DHEA is a steroid hormone secreted primarily by the adrenal glands and, to a lesser extent, by the testes and ovaries. DHEA and its sulfate, DHEAs, are the most abundant steroid hormones in the human body and can be found in blood, saliva, urine and cerebrospinal fluid (CSF).  DHEA serves as a “buffer” reservoir to be used for the intracellular synthesis of various estrogens and androgens throughout the human body. DHEA production peaks during the second decade of life. Beginning in the early 30s, DHEA levels typically decline by 10% per decade. In addition to the normal decline associated with aging, other possible causes of a decline in DHEA production include inflammation, blood sugar imbalances, as well as long-term stress. Secretion of DHEA is affected by pituitary adrenocorticotropic hormone (ACTH) secretion. In addition to being a precursor for sex hormone formation, DHEA also serves as a cortisol antagonist, maintaining normal inflammatory balance and protection to brain tissues from free radical stress. It is especially important in the hippocampus, where excessive cortisol secretion can affect mood regulation and memory. DHEA has been shown to reverse classic stress-induced physiological responses and support healthy aging. DHEA supplementation is particularly important for those that have been found to be deficient through testing, as well as those that need cortisol to DHEA ratio support.
Elevated cortisol levels can play a major role in normal mood regulation. DHEA counterbalances high levels of cortisol and also brightens mental outlook. DHEA can easily cross the blood-brain barrier, which is crucial for supporting brain function. Supplementation with DHEA has been shown to support mood regulation by increasing levels of β-endorphins, quieting glutamate (N-methyl-D-aspartate) receptors and protecting against the effects of glucocorticoids in the brain. [2,3] In a double-blind, placebo-controlled trial involving 145 subjects, administration of DHEA for 8 weeks was found to have a positive effect in supporting mood regulation in 56% (43 of 77) of subjects who received DHEA versus 31% (21 of 68) of subjects in the placebo group. 
DHEA has been examined in numerous studies for its role in supporting bone health. In a double-blind, placebo-controlled study using 50mg/day, DHEA supplementation improved bone turnover and decreased osteoclast activity in women older than 70 years.  An additional randomized placebocontrolled trial of 225 healthy women (ages 55 to 85 years) showed that oral dosing of 50 mg/day of DHEA for one year showed positive effects on markers of bone health. Possible theories regarding DHEA’s ability to support bone health include DHEA functioning as a precursor for the formation of estradiol and androgens, which promotes healthy bone formation by increasing levels of insulin-like growth factor. 
DHEA has been shown to maintain normal inflammatory balance by inhibiting the activation of nuclear factor-kβ and the secretion of inflammatory compounds such as IL-6 and IL-2. Maintaining normal inflammatory balance has been shown to be crucial in patients with gastrointestinal (GI) challenges.

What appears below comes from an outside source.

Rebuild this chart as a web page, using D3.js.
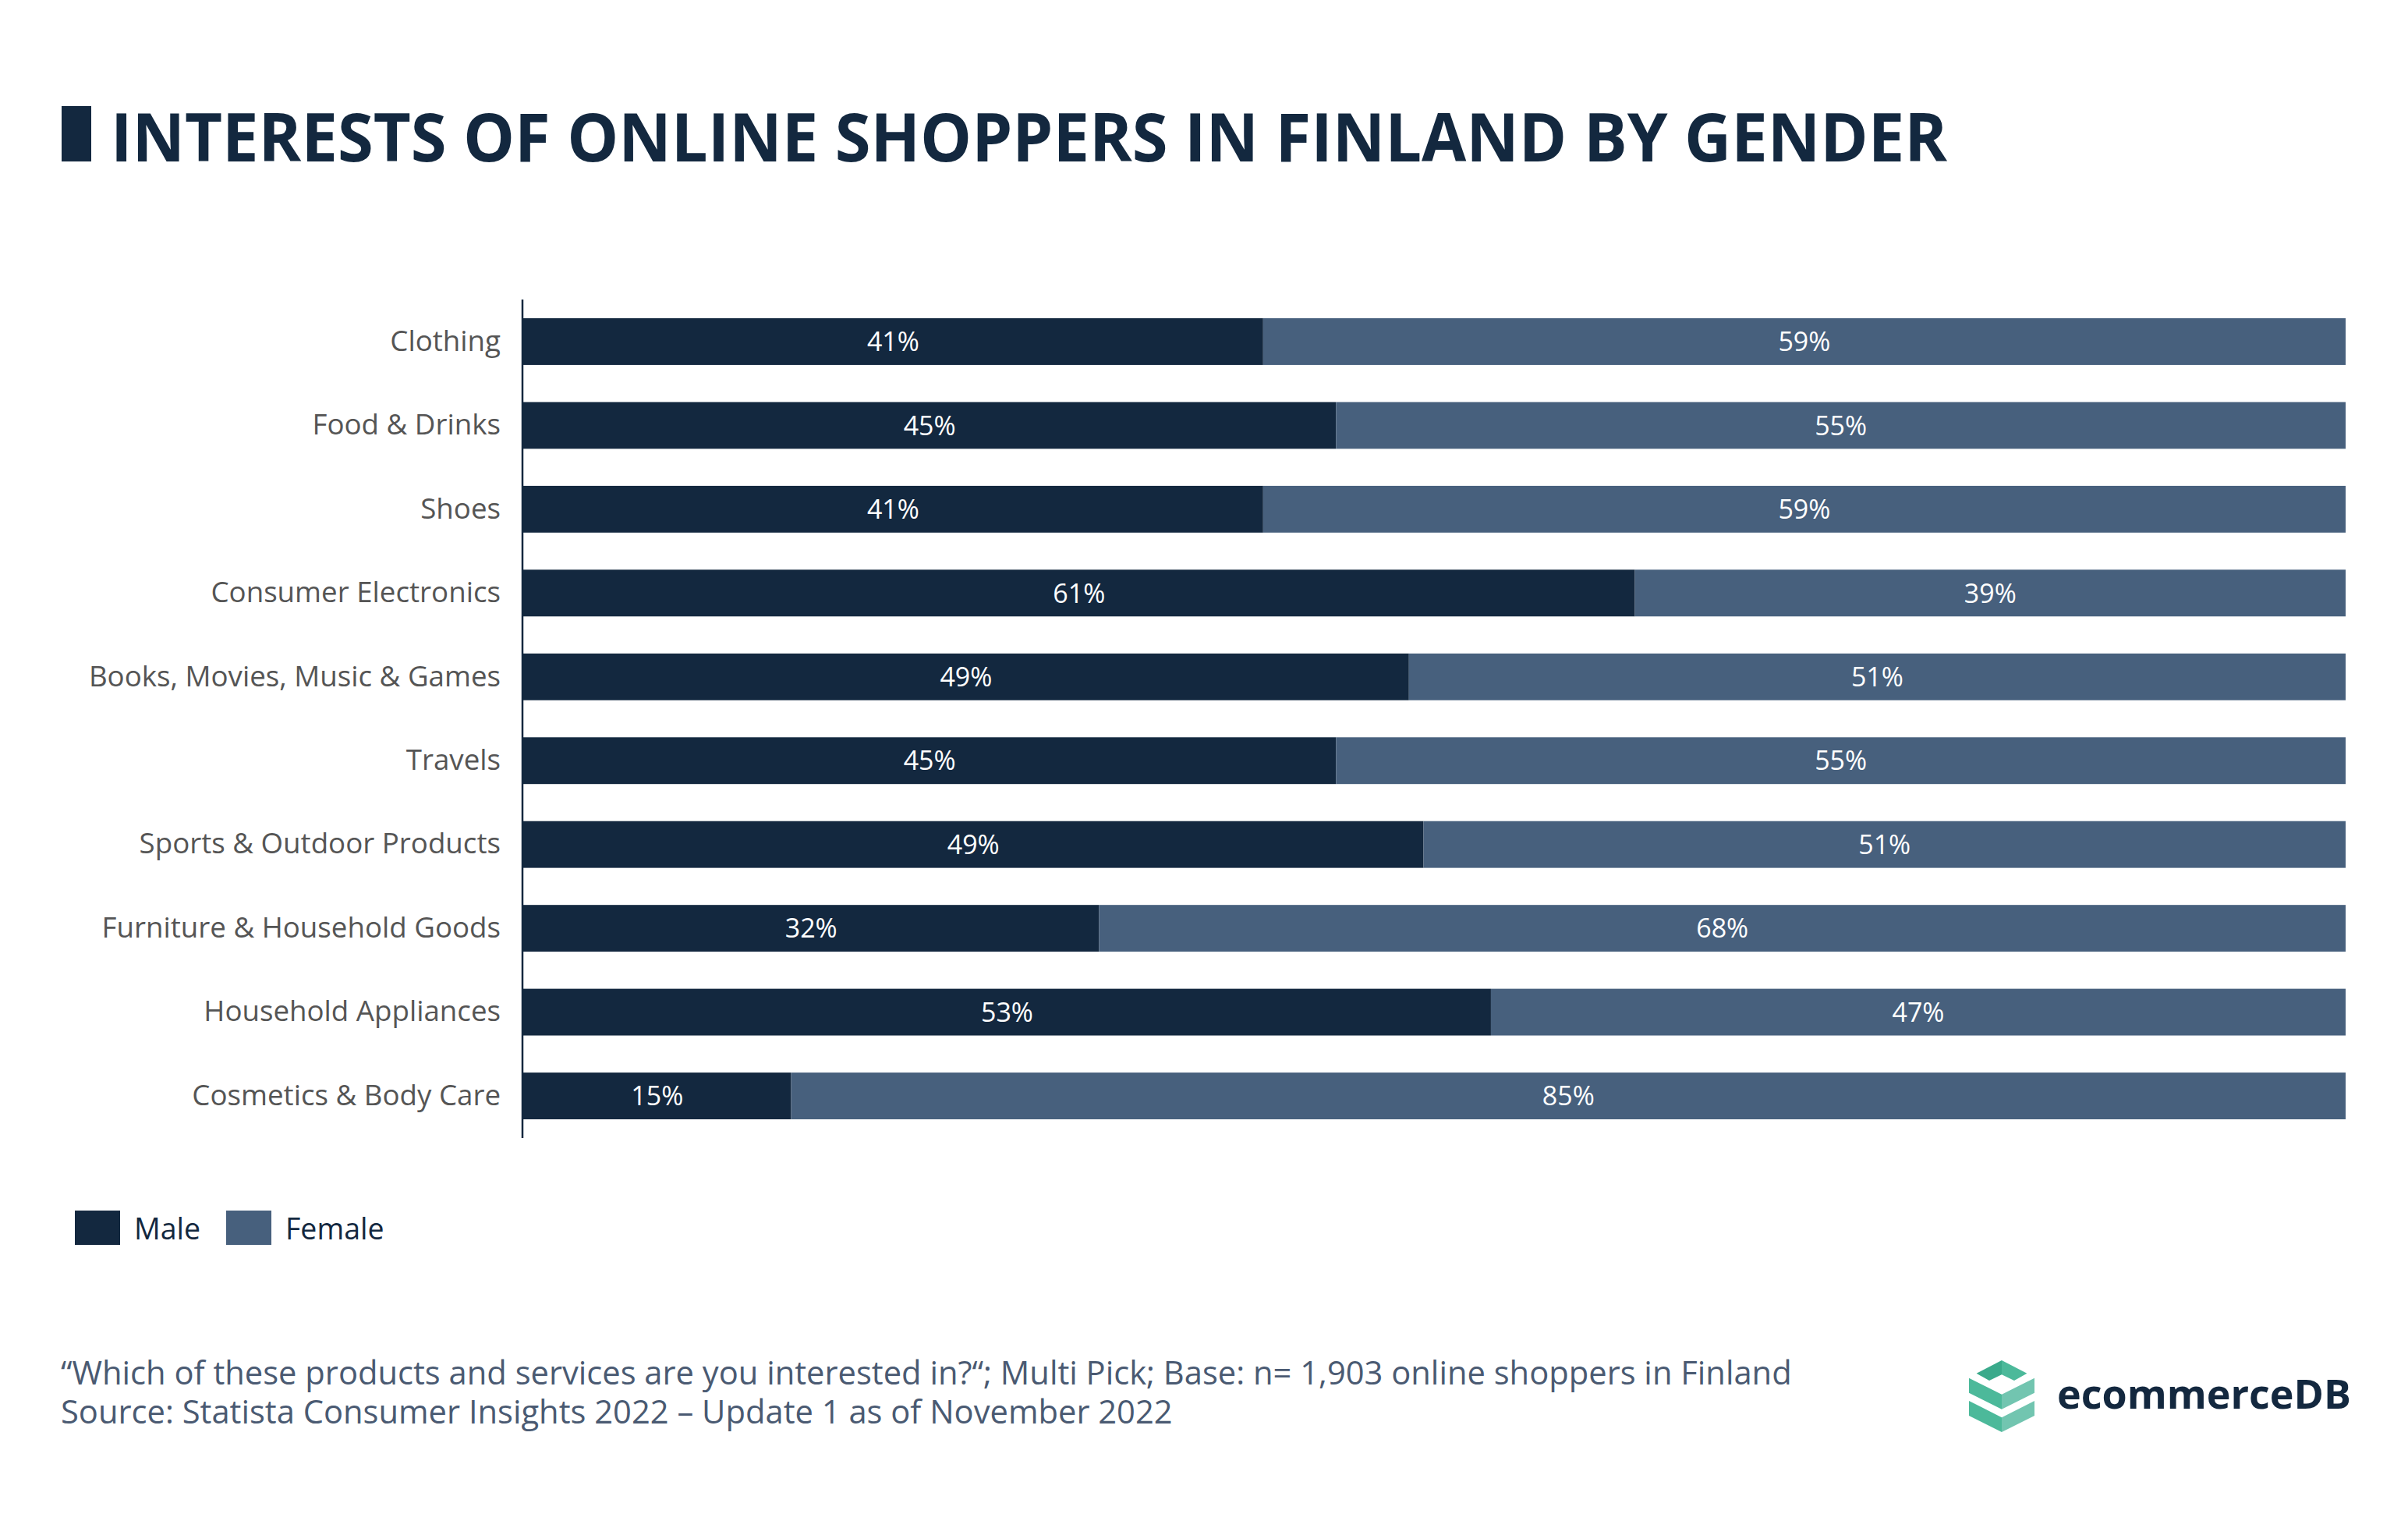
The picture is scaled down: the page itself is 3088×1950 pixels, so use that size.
<!DOCTYPE html>
<html>
<head>
<meta charset="utf-8">
<script src="https://cdn.jsdelivr.net/npm/d3@7"></script>
<style>
  html, body { margin: 0; padding: 0; background: #ffffff; }
  svg { display: block; }
  text { font-family: "Open Sans", "Noto Sans", sans-serif; }
</style>
</head>
<body>
<svg id="chart" width="3088" height="1950"></svg>
<script>
// ---- Data ----
const categories = [
  "Clothing",
  "Food & Drinks",
  "Shoes",
  "Consumer Electronics",
  "Books, Movies, Music & Games",
  "Travels",
  "Sports & Outdoor Products",
  "Furniture & Household Goods",
  "Household Appliances",
  "Cosmetics & Body Care"
];
const seriesNames = ["Male", "Female"];
const maleValues   = [40.6, 44.6, 40.6, 61.0, 48.6, 44.6, 49.4, 31.6, 53.1, 14.7];
const femaleValues = [59.4, 55.4, 59.4, 39.0, 51.4, 55.4, 50.6, 68.4, 46.9, 85.3];
const titleText = "INTERESTS OF ONLINE SHOPPERS IN FINLAND BY GENDER";
const footnoteLines = [
  "\u201CWhich of these products and services are you interested in?\u201C; Multi Pick; Base: n= 1,903 online shoppers in Finland",
  "Source: Statista Consumer Insights 2022 \u2013 Update 1 as of November 2022"
];
const brandName = "ecommerceDB";

// ---- Styles ----
const colMale = "#13283f";
const colFemale = "#47607d";
const navy = "#13283f";

const svg = d3.select("#chart");
svg.append("rect").attr("width", 3088).attr("height", 1950).attr("fill", "#fff");

// Title
svg.append("rect").attr("x", 79).attr("y", 136).attr("width", 38).attr("height", 71).attr("fill", navy);
svg.append("text")
  .attr("x", 142).attr("y", 207)
  .attr("font-size", 86).attr("font-weight", 700)
  .attr("fill", navy)
  .attr("textLength", 2355).attr("lengthAdjust", "spacingAndGlyphs")
  .text(titleText);

// Scales
const x = d3.scaleLinear().domain([0, 100]).range([671, 3008]);
const y = d3.scaleBand().domain(categories).range([408, 1435]).paddingInner(0.4424).paddingOuter(0);

const rows = categories.map((c, i) => ({ cat: c, male: maleValues[i], female: femaleValues[i] }));
const stack = d3.stack().keys(["male", "female"])(rows);
const colors = { male: colMale, female: colFemale };

const g = svg.append("g");
stack.forEach(layer => {
  const lg = g.append("g");
  lg.selectAll("rect").data(layer).join("rect")
    .attr("x", d => x(d[0]))
    .attr("y", d => y(d.data.cat))
    .attr("width", d => x(d[1]) - x(d[0]))
    .attr("height", y.bandwidth())
    .attr("fill", colors[layer.key]);
  lg.selectAll("text").data(layer).join("text")
    .attr("x", d => (x(d[0]) + x(d[1])) / 2)
    .attr("y", d => y(d.data.cat) + y.bandwidth() / 2)
    .attr("dy", "0.36em")
    .attr("text-anchor", "middle")
    .attr("font-size", 34)
    .attr("fill", "#ffffff")
    .text(d => Math.round(d.data[layer.key]) + "%");
});

// Y axis
const yAxis = d3.axisLeft(y).tickSize(0).tickPadding(28);
const ax = svg.append("g").attr("transform", "translate(670,0)").call(yAxis);
ax.select(".domain").remove();
ax.selectAll("text").attr("font-size", 36.7).attr("fill", "#555555")
  .attr("font-family", "'Open Sans', sans-serif");
svg.append("line").attr("x1", 670).attr("x2", 670).attr("y1", 384).attr("y2", 1459)
  .attr("stroke", navy).attr("stroke-width", 2.5);

// Legend
const legend = svg.append("g");
const legendX = [96, 290];
seriesNames.forEach((s, i) => {
  legend.append("rect").attr("x", legendX[i]).attr("y", 1552).attr("width", 58).attr("height", 44)
    .attr("fill", i === 0 ? colMale : colFemale);
  legend.append("text").attr("x", legendX[i] + 76).attr("y", 1589)
    .attr("font-size", 37.5).attr("fill", navy).text(s);
});

// Footnote
footnoteLines.forEach((t, i) => {
  svg.append("text").attr("x", 78).attr("y", 1775 + i * 50)
    .attr("font-size", 41.7).attr("fill", "#4a5a72").text(t);
});

// Logo icon
const logo = svg.append("g");
const poly = (pts, fill) => logo.append("path").attr("d", d3.line()(pts) + "Z").attr("fill", fill);
// top chevron
poly([[2534.6,1760.7],[2567,1744],[2567,1762.3],[2551,1770]], "#3aaa8b");
poly([[2567,1744],[2599.4,1760.7],[2583,1770],[2567,1762.3]], "#4cb99a");
// middle layer
poly([[2525,1766.7],[2567,1787.7],[2567,1806.7],[2525,1785.7]], "#4cb99a");
poly([[2567,1787.7],[2609,1766.7],[2609,1785.7],[2567,1806.7]], "#72c5b0");
// bottom layer
poly([[2525,1796],[2567,1817.3],[2567,1836],[2525,1815]], "#4cb99a");
poly([[2567,1817.3],[2609,1796],[2609,1815],[2567,1836]], "#72c5b0");
svg.append("text").attr("x", 2638).attr("y", 1806)
  .attr("font-size", 52).attr("font-weight", 700).attr("fill", navy)
  .text(brandName);
</script>
</body>
</html>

In a study involving 20 patients with GI challenges given 200 mg/day of DHEA for 56 days, 12 of 20 patients demonstrated a significant improvement in well-being, specifically related to inflammatory pathways that affect GI health. 
Research has indicated that DHEA naturally supports healthy aging. In a study of 75 healthy subjects, aged 90 to 106 years, a correlation between DHEA levels and well- being was examined. It was found that in elderly men, those with the highest DHEA levels had the highest level of functioning.  An additional study examined 280 healthy individuals ages 60 to 79 years. In this study, it found that oral doses of 50 mg of DHEA per day supported bone health and libido. DHEA supplementation also improved skin health, in the areas of hydration, epidermal thickness and pigmentation, particularly in female participants over 70 years of age. 

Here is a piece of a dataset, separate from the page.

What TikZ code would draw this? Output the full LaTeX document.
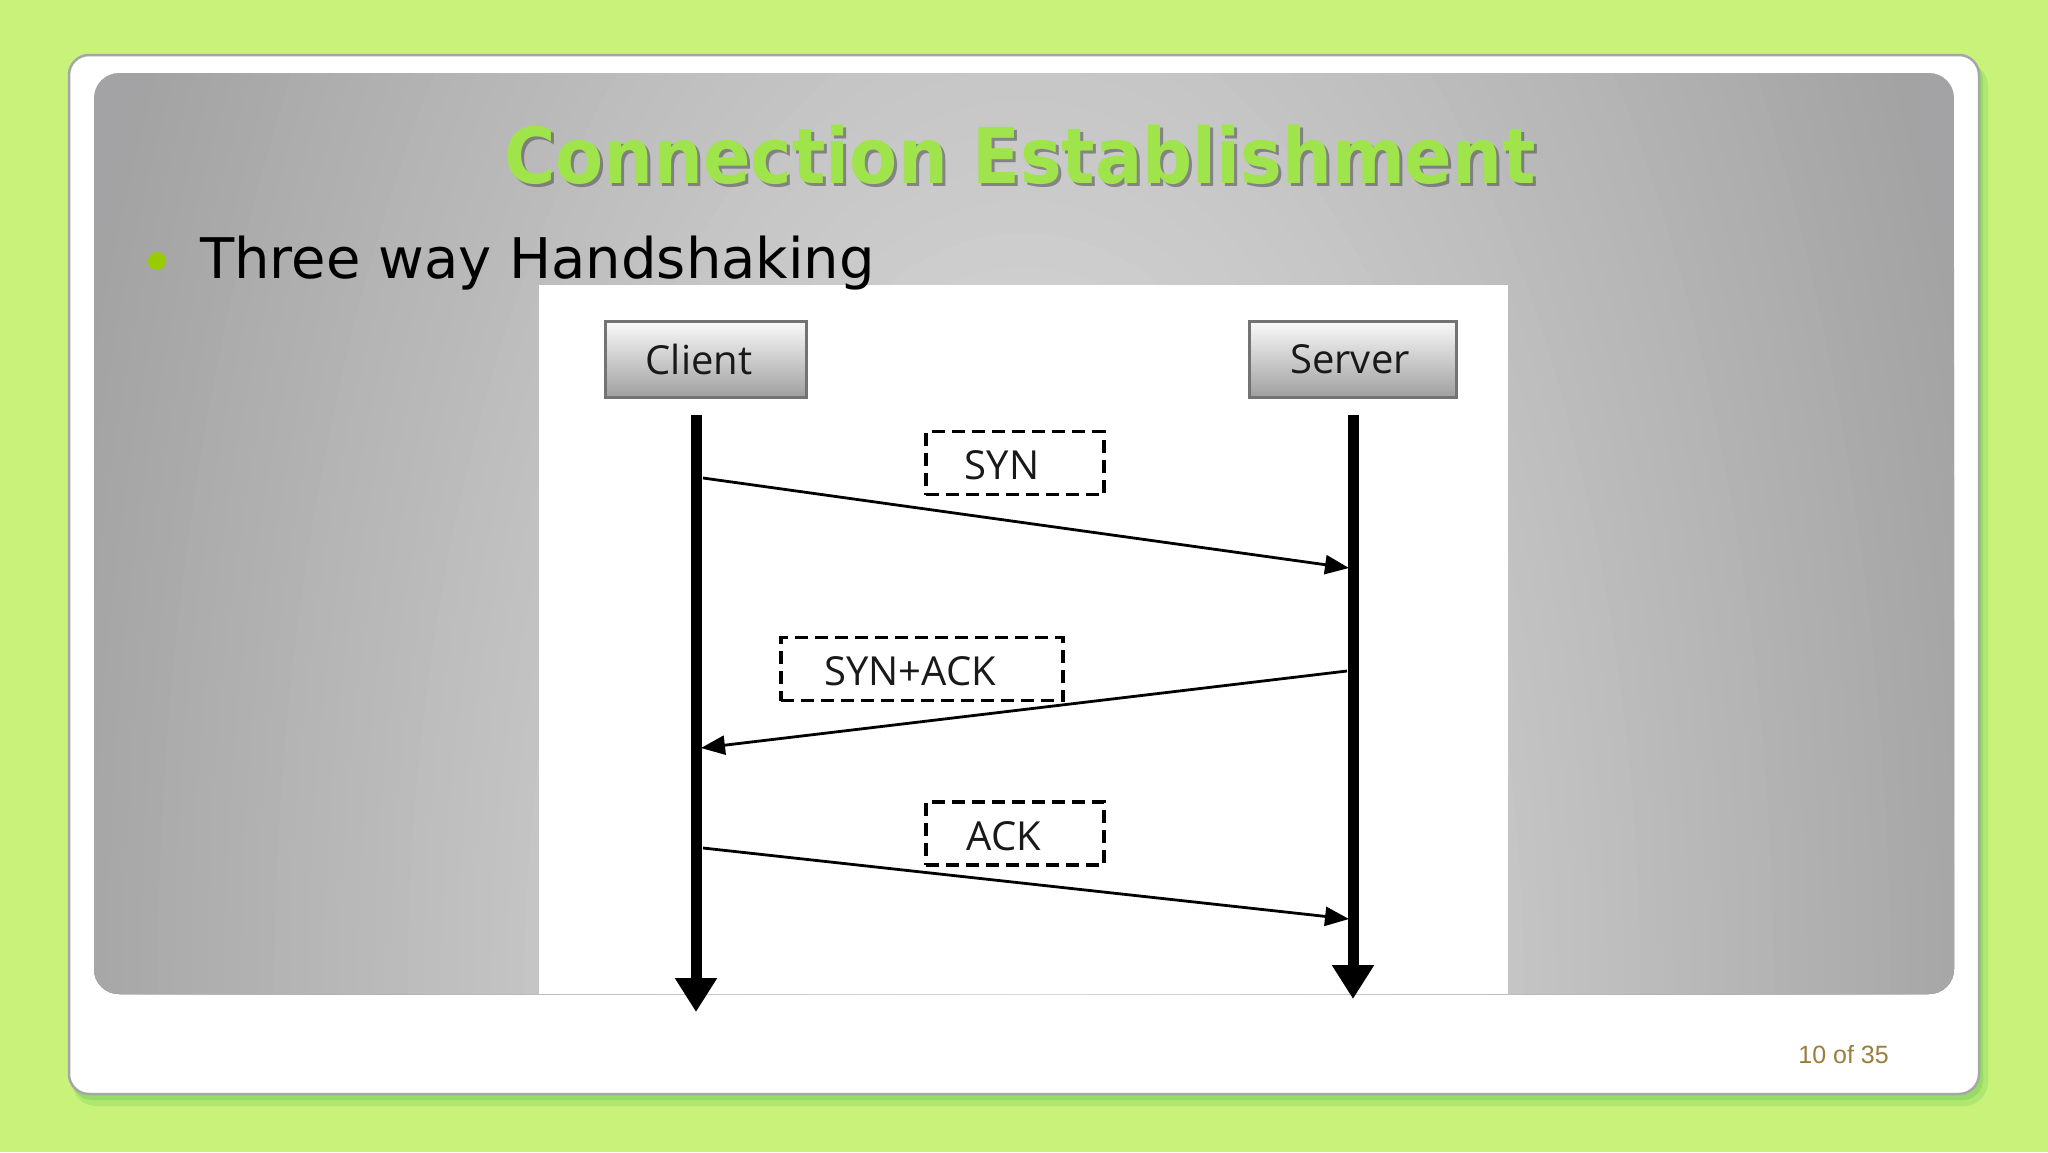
\documentclass[tikz,border=0pt]{standalone}
\usepackage{fontspec}
\setmainfont{DejaVu Sans}
\newfontfamily\diafont{Open Sans}
\newfontfamily\pgfont{Liberation Sans}
\usetikzlibrary{arrows.meta}
\definecolor{bggreen}{RGB}{200,242,122}
\definecolor{titlegreen}{RGB}{160,228,75}
\definecolor{bulletgreen}{RGB}{153,204,0}
\definecolor{pagebrown}{RGB}{155,125,60}
\definecolor{textdark}{RGB}{25,25,25}
\tikzset{
  actorbox/.style={draw=gray!90!black, line width=3pt, top color=white!96!gray, bottom color=gray!75,
    minimum width=#1, minimum height=76pt, inner sep=0pt},
  actorlabel/.style={font=\diafont\fontsize{40}{48}\selectfont, text=textdark},
  msgbox/.style={draw=black, line width=3.2pt, dash pattern=on 13pt off 7pt,
    minimum width=#1, minimum height=63pt, inner sep=0pt},
  msglabel/.style={font=\diafont\fontsize{40}{48}\selectfont, text=textdark},
  lifeline/.style={line width=11pt, -{Triangle[length=34pt,width=40pt]}},
  msgarrow/.style={line width=2.8pt, -{Triangle[length=24pt,width=19pt]}},
  titlefont/.style={font=\bfseries\fontsize{70}{84}\selectfont, yscale=1.1, transform shape},
}
\begin{document}
\begin{tikzpicture}[x=1pt,y=-1pt]
\useasboundingbox (0,0) rectangle (2048,1152);
\fill[bggreen] (0,0) rectangle (2048,1152);
% card shadow and card
\fill[green!45!gray, opacity=0.18, rounded corners=24] (72,62) rectangle (1988,1106);
\fill[green!45!gray, opacity=0.25, rounded corners=20] (72,60) rectangle (1983,1100);
\draw[fill=white, draw=gray!70, line width=2.5pt, rounded corners=20] (69,55) rectangle (1979,1094);
% gray panel with radial-like gradient
\begin{scope}
\clip[rounded corners=25] (94,73) rectangle (1954,994);
\definecolor{pg}{RGB}{163,163,165}
\fill[pg] (94,73) rectangle (1954,994);
\foreach \i in {0,...,59} {
  \pgfmathsetmacro{\r}{1000*(1-\i/60)}
  \pgfmathtruncatemacro{\g}{163+67*\i/59}
  \definecolor{pg}{RGB}{\g,\g,\g}
  \fill[pg] (1024,1000) ellipse [x radius=\r, y radius=2*\r];
}
\end{scope}
% white diagram area
\fill[white] (539,285) rectangle (1508,994);
% title with shadow
\node[anchor=base, text=black!70, opacity=0.55, titlefont] at (1023,186) {Connection Establishment};
\node[anchor=base, text=titlegreen, titlefont] (title) at (1020,183) {Connection Establishment};
% bullet
\fill[bulletgreen] (157,261) circle (9);
\node[anchor=base west, inner sep=0pt, font=\fontsize{56}{66}\selectfont] (bullet) at (200,278) {Three way Handshaking};
% actors
\node[actorbox=201pt] (client) at (705.5,359) {};
\node[actorlabel] at (699,359) {Client};
\node[actorbox=207pt] (server) at (1352.5,359) {};
\node[actorlabel] at (1350,359) {Server};
% lifelines
\coordinate (ctop) at (696,415);
\coordinate (cbot) at (696,1012);
\coordinate (stop) at (1353,415);
\coordinate (sbot) at (1353,999);
\draw[lifeline] (ctop) -- (cbot);
\draw[lifeline] (stop) -- (sbot);
% messages
\coordinate (m1a) at (703,478);
\coordinate (m1b) at (1349,568);
\coordinate (m2a) at (1347,671);
\coordinate (m2b) at (701,748);
\coordinate (m3a) at (703,848);
\coordinate (m3b) at (1349,919);
\draw[msgarrow] (m1a) -- (m1b);
\draw[msgarrow] (m2a) -- (m2b);
\draw[msgarrow] (m3a) -- (m3b);
% labels
\node[msgbox=178pt] (syn) at (1015,463) {};
\node[msglabel] at (1002,465) {SYN};
\node[msgbox=282pt] (synack) at (922,669) {};
\node[msglabel] at (910,671) {SYN+ACK};
\node[msgbox=178pt] (ack) at (1015,833.5) {};
\node[msglabel] at (1004,836) {ACK};
% page number
\node[anchor=base east, inner sep=0pt, text=pagebrown, font=\pgfont\fontsize{25}{30}\selectfont] (page) at (1889,1063) {10 of 35};
\end{tikzpicture}
\end{document}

DHEA is a precursor to estrogen and testosterone. In addition, DHEA may also have physiological actions unrelated to its function as a hormone precursor, as DHEA receptors are also present in human muscle cells. Clinical studies using oral doses of DHEA have demonstrated its ability in maintaining hormonal balance. In a study which included 20 women (ages 50-65 years) receiving 25mg/day for 12 months, DHEA promoted hormonal balance as soon as 3 months of DHEA administration. As indicated by serum concentrations, DHEA helped support healthy levels of testosterone, progesterone, estrone and estradiol.